If you are not a fan of SAO in any way, you’re going to spend literally HOURS wondering who’s who and what the hell is going on and why you should care.
That’s layer one of the action RPG fun blockade. The second layer is the game’s systems. Having already played this on PS4, Hollow Fragment, Lost Song and Fatal Bullet, I know what to expect in terms of SAO games’ mechanics tutorial delivery and can roll with it. But for someone coming in cold?
Oh man, there are systems within systems here. Systems for fighting, systems for crafting, systems for quests, systems for skills, systems for skill crafting, systems for er… romantic pillow talk. You’re introduced to them almost every 10-15 minutes over the course of a few hours and, I’m not going to lie, it can be overwhelming.
DING! Here’s something new for you to skim read. Now go back into the menu and dig out the entry again so your brain can try to figure out what the hell it was talking abour. Now read it again as you try to apply it in game and understand it. The go back into the log again the next time you log in to make sure you understood it correctly the second time.
It’s hard work.
You will have no idea what’s going on.
You will have to work for this.
I have no doubt you’ll feel this Sword Art Online Hollow Realization Switch Review isn’t going to work out so well. And it’s a shame, because dig though the first… er… four hours, have the tenacity to hang in there, and you’ll find an excellent and most worthy ARPG.
Dialogue and universe fluff aside, SAO: Hollow Fragment reminds me very much of Phantasy Star Online in that it opens in green fields, slaying monsters for XP, picking up loot, teleporting back the main town, picking up quests – and then rinsing an repeating.

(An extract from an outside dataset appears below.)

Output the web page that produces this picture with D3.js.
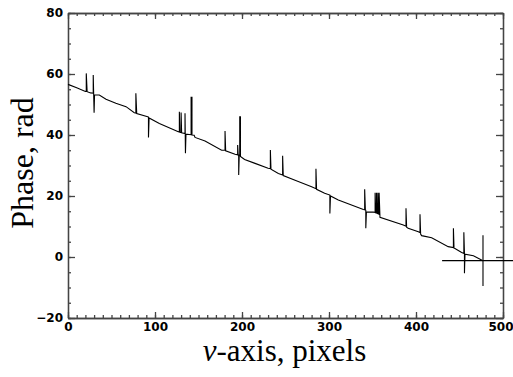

The more you play the more skills you unlock for different weapon classes, you can then bend and shape you character to your play style. But in many ways SAO does a lot that Phantasy Star doesn’t – namely the forging of relationships with the game’s NPC cast, and thus shaping their abilities and so the effectiveness of the party you choose.

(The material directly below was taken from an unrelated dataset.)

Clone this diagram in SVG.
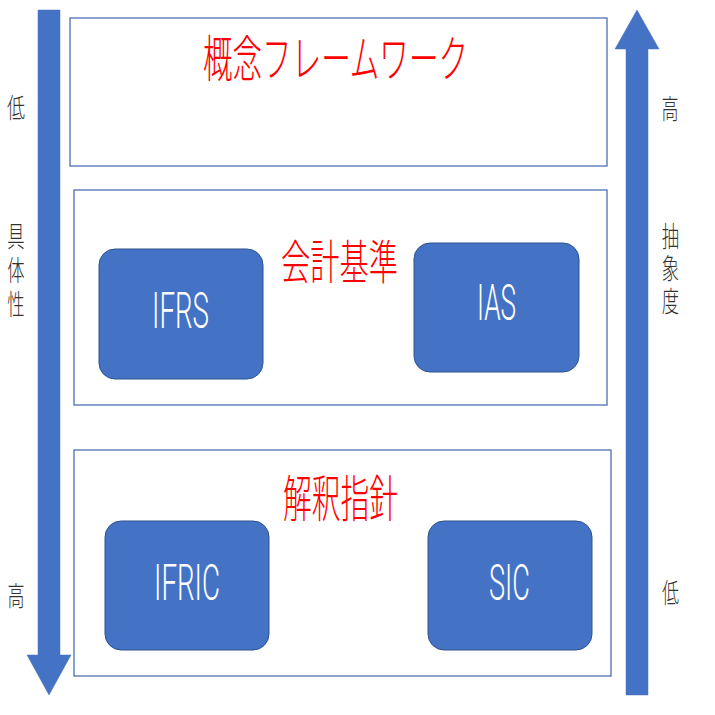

Your tasks in the ever expanding overworld boils down to battles with low level grunty monsters, to build up levels and skills, a little exploration, the running of instanced dungeons and, lastly, the taking on of much more powerful high level monsters.
It’s in the taking down of these more powerful beasts that you see the game’s battle system really shine. Hollow Fragment is entirely action/realtime based – with more powerful attacks working on cooldown. The main thrust of combat involves applying pressure to build damage combo meter, before choosing to synchronise your most powerful attack to optimise damage output.
If you don’t get the battle system at all, you’ll find yourself just endlessly doing chip damage, but once it clicks there’s huge satisfaction to be had from scything off massive chunks of HP from the games tougher bosses.
The scope for customisation is also very impressive, from the team you use, to the weapon you prefer, to the skills you assign to your pallete. The scope for mixing up your play-style is pretty impressive. So to is the amount of meta-busy work the game gives you. Crafting, romancing, building relationships – the amount of content here is bordering on the obscene, especially as it takes in all the DLC (hence the Deluxe Edition).
You are, without a doubt, looking at close to 150 hours worth of play here. Easily around 60-70 to get to see everything in the main line quests – more so if you want to optimise via crafting and side questing. And if you want to team up with real-life friends to take on the tougher enemies together? Then plenty more hours besides.
Sure, it might take you a couple of solid evenings to break though the barrier for it all to make sense, but when you do? It’s easily one of the best action RPGs on Switch.